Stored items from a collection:
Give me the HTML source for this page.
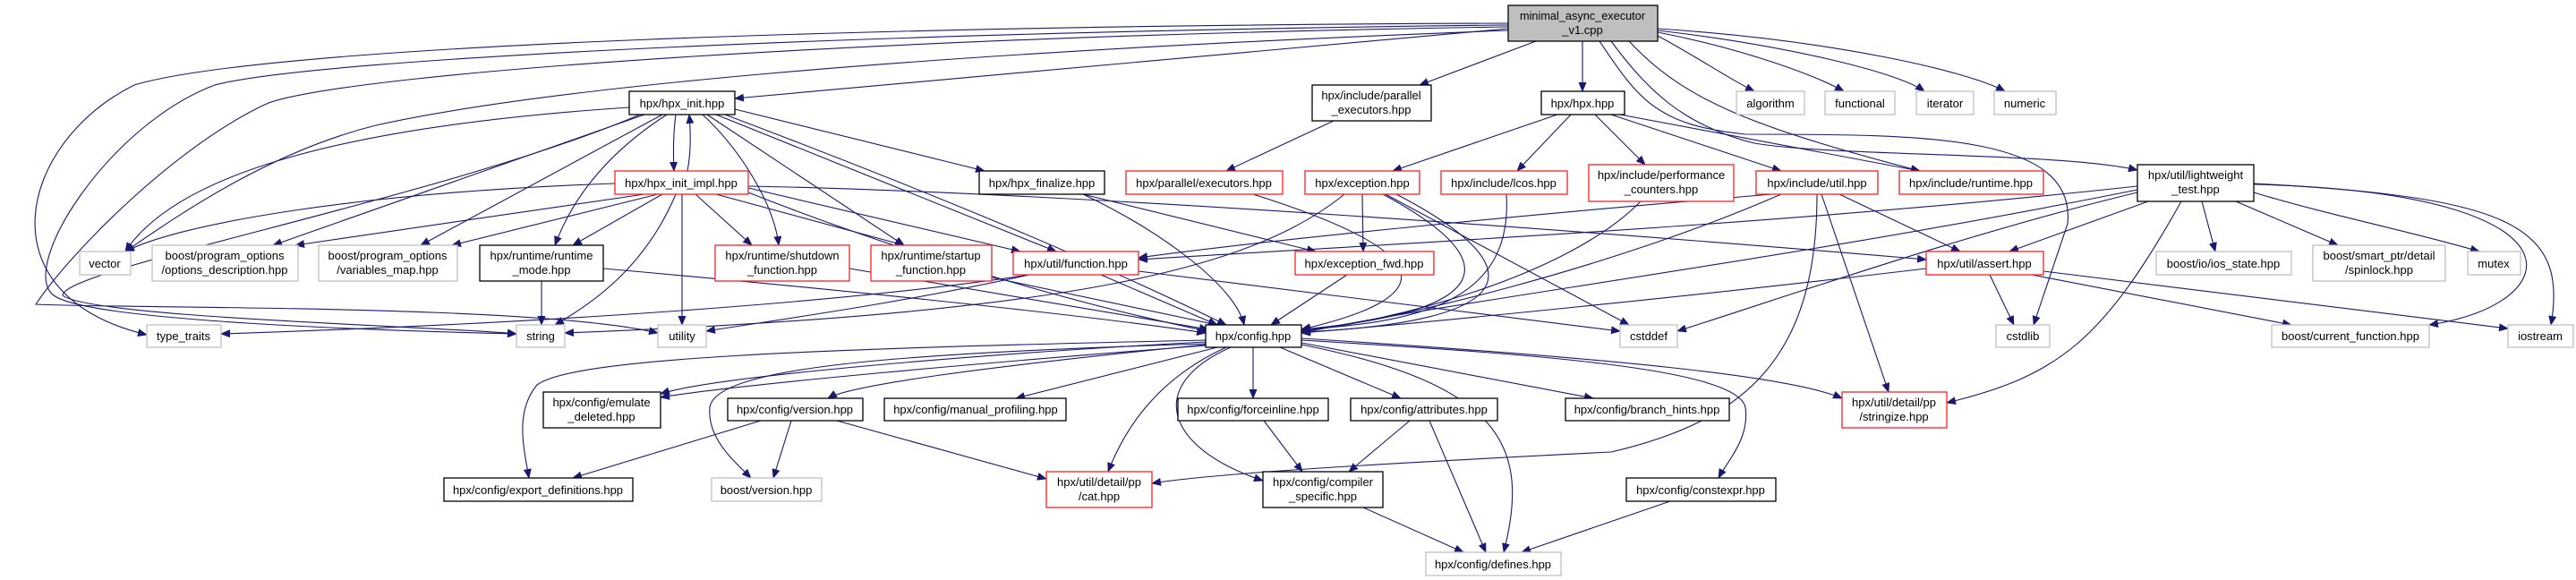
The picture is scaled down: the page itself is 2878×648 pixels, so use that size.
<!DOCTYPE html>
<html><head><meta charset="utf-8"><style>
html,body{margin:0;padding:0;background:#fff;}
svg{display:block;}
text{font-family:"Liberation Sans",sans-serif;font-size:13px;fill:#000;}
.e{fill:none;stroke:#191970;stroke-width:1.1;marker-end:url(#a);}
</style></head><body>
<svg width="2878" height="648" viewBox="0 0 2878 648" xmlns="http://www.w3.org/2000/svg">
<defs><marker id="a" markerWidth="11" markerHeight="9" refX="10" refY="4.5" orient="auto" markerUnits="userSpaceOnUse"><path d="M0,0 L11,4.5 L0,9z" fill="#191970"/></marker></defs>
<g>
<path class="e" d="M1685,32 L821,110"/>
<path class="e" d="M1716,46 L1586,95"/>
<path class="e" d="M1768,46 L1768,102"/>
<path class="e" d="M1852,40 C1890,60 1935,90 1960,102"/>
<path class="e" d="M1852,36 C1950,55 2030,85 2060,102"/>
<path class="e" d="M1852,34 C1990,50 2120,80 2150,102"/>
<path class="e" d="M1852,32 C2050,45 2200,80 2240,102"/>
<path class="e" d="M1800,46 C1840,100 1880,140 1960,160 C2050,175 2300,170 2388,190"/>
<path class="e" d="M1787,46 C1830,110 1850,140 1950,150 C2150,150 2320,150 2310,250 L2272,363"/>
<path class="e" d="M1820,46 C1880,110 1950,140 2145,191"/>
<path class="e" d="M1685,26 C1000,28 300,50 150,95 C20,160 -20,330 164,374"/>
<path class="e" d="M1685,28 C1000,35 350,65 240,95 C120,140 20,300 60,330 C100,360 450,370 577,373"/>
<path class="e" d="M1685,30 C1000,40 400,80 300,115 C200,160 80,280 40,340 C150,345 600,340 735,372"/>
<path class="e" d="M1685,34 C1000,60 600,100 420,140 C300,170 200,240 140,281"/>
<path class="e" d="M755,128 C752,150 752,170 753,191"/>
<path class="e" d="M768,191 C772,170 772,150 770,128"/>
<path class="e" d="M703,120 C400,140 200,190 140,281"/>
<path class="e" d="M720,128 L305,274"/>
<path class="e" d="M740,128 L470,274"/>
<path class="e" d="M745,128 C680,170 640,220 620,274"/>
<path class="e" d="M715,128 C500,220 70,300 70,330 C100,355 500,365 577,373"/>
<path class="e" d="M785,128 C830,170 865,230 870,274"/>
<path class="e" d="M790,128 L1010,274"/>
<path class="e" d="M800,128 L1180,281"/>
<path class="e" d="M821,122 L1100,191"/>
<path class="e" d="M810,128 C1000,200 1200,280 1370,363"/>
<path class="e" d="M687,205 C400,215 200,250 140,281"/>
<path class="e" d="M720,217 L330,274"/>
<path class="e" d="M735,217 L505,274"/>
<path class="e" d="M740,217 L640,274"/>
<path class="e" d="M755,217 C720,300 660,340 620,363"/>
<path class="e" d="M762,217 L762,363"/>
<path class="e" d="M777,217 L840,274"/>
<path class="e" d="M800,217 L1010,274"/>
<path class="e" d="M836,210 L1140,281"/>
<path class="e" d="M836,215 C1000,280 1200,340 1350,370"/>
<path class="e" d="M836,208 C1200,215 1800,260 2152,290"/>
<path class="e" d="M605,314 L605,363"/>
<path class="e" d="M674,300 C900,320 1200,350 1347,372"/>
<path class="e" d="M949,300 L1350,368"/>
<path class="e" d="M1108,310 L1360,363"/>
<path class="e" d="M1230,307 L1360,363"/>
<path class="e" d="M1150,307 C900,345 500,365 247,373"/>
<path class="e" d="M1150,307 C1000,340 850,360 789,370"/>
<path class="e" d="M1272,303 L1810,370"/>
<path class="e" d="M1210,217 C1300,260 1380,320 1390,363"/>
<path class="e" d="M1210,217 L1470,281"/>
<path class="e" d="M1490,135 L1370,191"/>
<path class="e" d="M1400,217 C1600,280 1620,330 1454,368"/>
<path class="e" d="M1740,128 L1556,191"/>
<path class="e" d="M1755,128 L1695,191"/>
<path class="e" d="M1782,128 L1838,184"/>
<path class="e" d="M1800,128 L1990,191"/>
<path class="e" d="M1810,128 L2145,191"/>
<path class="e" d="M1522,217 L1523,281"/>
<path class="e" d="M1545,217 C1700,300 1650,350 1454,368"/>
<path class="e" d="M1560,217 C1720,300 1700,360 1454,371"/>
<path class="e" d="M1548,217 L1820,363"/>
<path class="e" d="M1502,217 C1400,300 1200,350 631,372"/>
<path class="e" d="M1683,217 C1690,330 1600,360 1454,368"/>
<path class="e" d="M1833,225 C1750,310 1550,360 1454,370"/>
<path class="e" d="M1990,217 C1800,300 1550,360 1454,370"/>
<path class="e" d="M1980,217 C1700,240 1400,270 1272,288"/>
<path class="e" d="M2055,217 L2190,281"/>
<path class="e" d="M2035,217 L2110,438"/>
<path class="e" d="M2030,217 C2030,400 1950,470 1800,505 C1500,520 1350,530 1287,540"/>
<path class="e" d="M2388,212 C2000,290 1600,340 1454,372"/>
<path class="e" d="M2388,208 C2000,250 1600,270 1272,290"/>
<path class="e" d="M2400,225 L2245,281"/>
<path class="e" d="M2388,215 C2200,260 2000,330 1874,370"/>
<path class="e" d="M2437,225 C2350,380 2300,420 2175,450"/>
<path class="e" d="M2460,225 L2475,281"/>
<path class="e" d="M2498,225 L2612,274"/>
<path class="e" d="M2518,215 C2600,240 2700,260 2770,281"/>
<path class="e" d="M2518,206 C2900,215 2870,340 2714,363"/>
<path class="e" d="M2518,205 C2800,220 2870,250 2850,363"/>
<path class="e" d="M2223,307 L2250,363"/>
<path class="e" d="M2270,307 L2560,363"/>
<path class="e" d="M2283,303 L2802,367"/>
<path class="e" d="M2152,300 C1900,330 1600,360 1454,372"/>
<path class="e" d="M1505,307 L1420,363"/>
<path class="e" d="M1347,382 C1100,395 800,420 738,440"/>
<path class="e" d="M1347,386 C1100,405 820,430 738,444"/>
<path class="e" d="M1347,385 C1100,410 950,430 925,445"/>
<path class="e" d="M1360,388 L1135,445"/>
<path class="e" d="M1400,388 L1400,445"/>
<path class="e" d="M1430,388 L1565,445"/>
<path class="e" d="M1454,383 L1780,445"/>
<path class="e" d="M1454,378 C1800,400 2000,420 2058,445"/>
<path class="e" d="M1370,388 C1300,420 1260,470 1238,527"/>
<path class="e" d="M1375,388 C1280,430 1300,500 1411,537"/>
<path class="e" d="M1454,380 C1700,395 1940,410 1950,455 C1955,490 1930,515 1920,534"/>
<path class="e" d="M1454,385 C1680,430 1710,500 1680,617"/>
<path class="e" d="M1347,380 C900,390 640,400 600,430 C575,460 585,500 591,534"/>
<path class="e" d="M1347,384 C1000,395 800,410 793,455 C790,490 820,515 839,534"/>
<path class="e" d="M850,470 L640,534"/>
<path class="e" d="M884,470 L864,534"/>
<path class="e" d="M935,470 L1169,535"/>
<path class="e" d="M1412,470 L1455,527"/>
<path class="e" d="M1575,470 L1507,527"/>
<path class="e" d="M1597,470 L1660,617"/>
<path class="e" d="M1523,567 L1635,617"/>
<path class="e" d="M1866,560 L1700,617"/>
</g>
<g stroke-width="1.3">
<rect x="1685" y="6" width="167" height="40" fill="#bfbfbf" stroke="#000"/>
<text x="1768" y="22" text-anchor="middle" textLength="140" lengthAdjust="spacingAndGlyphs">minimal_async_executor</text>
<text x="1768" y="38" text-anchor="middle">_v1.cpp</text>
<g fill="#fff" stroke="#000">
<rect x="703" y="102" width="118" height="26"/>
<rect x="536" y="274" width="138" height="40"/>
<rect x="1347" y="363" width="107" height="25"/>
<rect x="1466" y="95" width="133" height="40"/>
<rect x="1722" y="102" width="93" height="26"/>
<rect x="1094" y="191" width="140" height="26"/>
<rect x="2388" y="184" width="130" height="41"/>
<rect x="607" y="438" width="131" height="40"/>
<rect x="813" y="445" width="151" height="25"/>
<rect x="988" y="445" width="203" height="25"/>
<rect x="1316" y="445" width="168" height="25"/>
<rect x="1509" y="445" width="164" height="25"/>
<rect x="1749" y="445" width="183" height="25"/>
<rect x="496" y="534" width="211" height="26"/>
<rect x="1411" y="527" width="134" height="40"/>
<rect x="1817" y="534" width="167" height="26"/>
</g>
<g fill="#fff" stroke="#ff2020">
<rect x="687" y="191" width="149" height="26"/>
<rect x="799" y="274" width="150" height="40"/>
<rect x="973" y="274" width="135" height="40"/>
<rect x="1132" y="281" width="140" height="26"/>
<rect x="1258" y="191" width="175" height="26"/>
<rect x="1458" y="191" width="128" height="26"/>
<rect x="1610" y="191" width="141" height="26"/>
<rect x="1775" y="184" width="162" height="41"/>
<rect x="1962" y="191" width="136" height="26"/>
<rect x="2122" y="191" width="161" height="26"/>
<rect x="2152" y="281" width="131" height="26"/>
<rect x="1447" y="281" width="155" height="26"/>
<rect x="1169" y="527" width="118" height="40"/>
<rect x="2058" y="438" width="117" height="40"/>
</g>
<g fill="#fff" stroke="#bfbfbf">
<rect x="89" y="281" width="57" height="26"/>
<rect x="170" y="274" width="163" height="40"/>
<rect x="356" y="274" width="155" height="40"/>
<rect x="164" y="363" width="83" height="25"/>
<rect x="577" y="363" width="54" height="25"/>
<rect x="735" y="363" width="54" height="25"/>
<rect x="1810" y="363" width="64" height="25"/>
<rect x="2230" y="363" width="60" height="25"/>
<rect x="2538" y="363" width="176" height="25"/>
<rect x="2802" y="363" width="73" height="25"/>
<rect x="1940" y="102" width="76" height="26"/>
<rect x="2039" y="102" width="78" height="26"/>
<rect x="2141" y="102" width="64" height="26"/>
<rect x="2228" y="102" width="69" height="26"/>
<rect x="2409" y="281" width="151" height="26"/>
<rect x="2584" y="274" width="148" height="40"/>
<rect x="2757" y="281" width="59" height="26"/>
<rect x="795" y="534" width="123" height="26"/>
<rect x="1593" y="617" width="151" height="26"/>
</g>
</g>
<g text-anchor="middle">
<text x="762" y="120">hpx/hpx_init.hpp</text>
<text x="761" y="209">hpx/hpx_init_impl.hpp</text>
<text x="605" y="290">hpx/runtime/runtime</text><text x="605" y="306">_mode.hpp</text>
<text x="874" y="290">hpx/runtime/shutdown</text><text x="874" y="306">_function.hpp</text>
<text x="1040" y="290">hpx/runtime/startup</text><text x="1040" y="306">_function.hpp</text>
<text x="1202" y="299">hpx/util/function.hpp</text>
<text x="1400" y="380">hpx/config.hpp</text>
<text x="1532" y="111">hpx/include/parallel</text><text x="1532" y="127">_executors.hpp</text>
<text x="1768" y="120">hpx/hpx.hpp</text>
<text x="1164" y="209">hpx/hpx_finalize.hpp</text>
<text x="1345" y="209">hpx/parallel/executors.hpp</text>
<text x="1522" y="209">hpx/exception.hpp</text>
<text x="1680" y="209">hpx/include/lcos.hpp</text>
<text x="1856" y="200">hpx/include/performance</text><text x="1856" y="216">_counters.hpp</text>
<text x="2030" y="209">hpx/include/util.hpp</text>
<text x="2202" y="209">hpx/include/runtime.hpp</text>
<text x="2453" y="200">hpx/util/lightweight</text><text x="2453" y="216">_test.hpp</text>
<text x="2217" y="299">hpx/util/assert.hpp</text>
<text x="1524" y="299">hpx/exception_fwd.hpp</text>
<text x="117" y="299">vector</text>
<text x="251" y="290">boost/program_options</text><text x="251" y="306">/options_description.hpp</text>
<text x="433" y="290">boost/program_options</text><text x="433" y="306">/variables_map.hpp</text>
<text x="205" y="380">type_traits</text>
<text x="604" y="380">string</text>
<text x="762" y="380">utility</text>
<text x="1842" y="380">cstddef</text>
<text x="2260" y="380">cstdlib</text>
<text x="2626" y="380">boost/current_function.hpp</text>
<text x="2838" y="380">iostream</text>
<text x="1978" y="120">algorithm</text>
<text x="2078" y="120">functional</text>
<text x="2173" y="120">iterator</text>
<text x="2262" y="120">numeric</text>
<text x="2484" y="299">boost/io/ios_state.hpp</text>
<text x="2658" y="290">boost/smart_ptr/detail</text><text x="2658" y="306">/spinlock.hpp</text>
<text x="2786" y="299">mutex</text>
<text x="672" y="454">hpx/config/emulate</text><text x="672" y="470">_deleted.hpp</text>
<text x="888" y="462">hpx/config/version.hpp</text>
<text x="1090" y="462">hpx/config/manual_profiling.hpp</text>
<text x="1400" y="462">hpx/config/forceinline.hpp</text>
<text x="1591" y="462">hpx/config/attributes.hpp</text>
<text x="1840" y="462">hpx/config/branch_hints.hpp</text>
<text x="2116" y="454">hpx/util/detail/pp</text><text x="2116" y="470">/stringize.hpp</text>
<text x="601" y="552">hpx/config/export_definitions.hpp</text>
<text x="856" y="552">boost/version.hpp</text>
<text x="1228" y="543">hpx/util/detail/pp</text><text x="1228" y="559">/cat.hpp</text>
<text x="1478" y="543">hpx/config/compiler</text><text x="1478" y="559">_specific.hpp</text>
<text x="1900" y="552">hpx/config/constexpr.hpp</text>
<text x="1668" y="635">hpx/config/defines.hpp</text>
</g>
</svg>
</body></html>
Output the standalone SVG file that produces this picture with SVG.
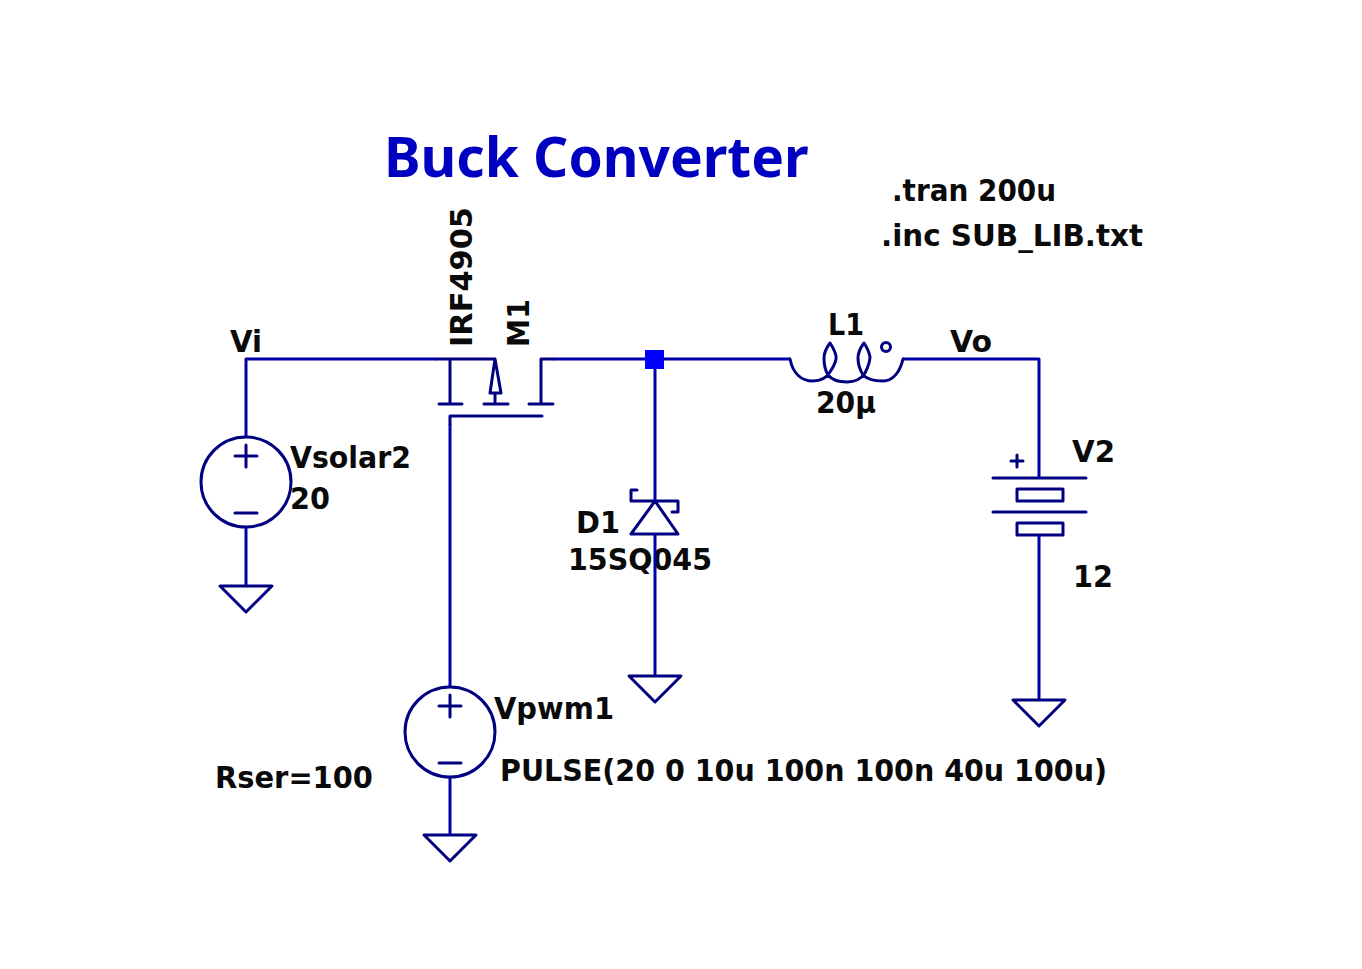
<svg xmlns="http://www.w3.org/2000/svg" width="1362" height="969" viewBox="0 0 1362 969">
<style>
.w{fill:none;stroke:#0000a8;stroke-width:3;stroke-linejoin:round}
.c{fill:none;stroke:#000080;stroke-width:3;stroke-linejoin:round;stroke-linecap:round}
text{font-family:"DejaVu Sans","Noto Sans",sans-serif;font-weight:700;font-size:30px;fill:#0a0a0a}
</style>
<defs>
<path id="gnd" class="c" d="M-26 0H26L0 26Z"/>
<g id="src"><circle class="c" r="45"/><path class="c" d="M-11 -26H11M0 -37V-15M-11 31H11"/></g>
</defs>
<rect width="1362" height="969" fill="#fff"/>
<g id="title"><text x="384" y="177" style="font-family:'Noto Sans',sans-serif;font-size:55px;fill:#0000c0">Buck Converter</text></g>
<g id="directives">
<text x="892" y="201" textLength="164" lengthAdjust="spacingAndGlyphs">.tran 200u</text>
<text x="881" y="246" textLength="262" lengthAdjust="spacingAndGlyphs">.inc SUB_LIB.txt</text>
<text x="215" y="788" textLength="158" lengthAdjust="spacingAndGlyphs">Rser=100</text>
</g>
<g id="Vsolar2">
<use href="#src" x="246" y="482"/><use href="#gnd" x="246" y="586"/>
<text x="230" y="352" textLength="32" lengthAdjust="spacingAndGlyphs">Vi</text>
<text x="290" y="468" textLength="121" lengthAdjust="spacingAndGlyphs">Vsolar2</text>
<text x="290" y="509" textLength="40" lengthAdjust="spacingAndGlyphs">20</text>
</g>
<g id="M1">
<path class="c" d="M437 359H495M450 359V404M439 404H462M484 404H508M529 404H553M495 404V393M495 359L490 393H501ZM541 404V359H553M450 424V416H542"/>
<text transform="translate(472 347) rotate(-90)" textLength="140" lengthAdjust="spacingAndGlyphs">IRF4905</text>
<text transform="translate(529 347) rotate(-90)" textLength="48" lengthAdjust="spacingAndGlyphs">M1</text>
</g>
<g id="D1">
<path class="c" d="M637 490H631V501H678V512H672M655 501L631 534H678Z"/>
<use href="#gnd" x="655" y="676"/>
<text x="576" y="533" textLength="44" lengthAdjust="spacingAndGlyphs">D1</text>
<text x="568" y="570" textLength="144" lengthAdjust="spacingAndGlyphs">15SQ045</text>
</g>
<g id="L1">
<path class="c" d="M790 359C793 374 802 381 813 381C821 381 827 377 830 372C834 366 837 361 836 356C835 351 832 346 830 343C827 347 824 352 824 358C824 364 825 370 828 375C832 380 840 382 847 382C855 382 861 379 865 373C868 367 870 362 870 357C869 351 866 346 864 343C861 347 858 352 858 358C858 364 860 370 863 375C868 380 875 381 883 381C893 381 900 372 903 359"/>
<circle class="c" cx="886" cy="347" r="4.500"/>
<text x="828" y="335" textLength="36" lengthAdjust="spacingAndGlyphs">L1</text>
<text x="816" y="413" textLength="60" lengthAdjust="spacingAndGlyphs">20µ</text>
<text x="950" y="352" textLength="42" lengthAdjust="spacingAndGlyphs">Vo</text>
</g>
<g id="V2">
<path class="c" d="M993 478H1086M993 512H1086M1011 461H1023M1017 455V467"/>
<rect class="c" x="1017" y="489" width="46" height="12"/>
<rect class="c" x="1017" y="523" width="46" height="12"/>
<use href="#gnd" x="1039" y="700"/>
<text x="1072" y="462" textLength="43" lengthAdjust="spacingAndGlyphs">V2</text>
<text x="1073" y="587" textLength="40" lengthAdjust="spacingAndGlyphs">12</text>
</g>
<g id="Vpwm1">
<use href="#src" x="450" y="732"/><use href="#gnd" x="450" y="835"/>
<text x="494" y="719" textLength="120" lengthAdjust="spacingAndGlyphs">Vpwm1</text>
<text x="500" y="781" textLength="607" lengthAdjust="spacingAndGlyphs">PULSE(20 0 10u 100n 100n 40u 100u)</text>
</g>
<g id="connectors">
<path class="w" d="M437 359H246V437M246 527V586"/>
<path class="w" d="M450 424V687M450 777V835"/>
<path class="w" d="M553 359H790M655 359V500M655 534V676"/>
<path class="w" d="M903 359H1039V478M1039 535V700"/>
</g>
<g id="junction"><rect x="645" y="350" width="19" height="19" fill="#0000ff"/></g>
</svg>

■ Aim of the task: Working from the listing above, pick out every line that has "picture" and copy it.

■ The answer:
The picture is scaled down: the page itself is 2878×648 pixels, so use that size.
Output the standalone SVG file that produces this picture with SVG.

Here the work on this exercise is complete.